C'est à la sortie de la ville, côté entrée des troupes russes, que nous fûmes dirigés. Amenés dans l'Ecole supérieure de commerce du pays où les Russes nous installèrent, des cuisinières allemandes réquisitionnées se mirent en devoir de nous préparer un gros repas dans les cuisines de l'école - viandes (cuites), haricots, nouilles, pain à volonté, nous n'arrivons pas à nous rassasier.

Peu après c'est un docteur français et son infirmier, prévenus certainement par le commandement russe, qui rejoignit notre école et nous prit en charge. Il s'occupa de l'intendance auprès des autorités russes, de l'état sanitaire de nous tous, et régla auprès des autorités toutes les questions et tous les problèmes nous concernant.
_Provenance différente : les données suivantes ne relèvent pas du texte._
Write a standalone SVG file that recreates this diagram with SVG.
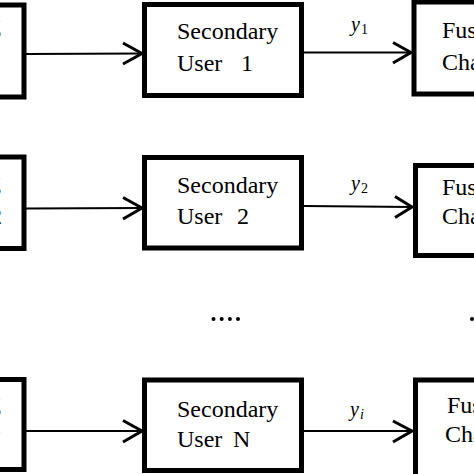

C'était le docteur Rivalon et son infirmier, prisonnier de guerre à Chemnitz, ils avaient évacué cette ville devant l'avance alliée.

Les premiers jours de notre liberté retrouvée se passèrent à Annaberg où nous essayâmes de récupérer quelques forces.

C'est ainsi que nous avons vécu notre libération à Annaberg.

NDLR : selon les autorités locales, le lieu exact de notre libération se situerait au carrefour des routes de Chemnitz et de Dresde.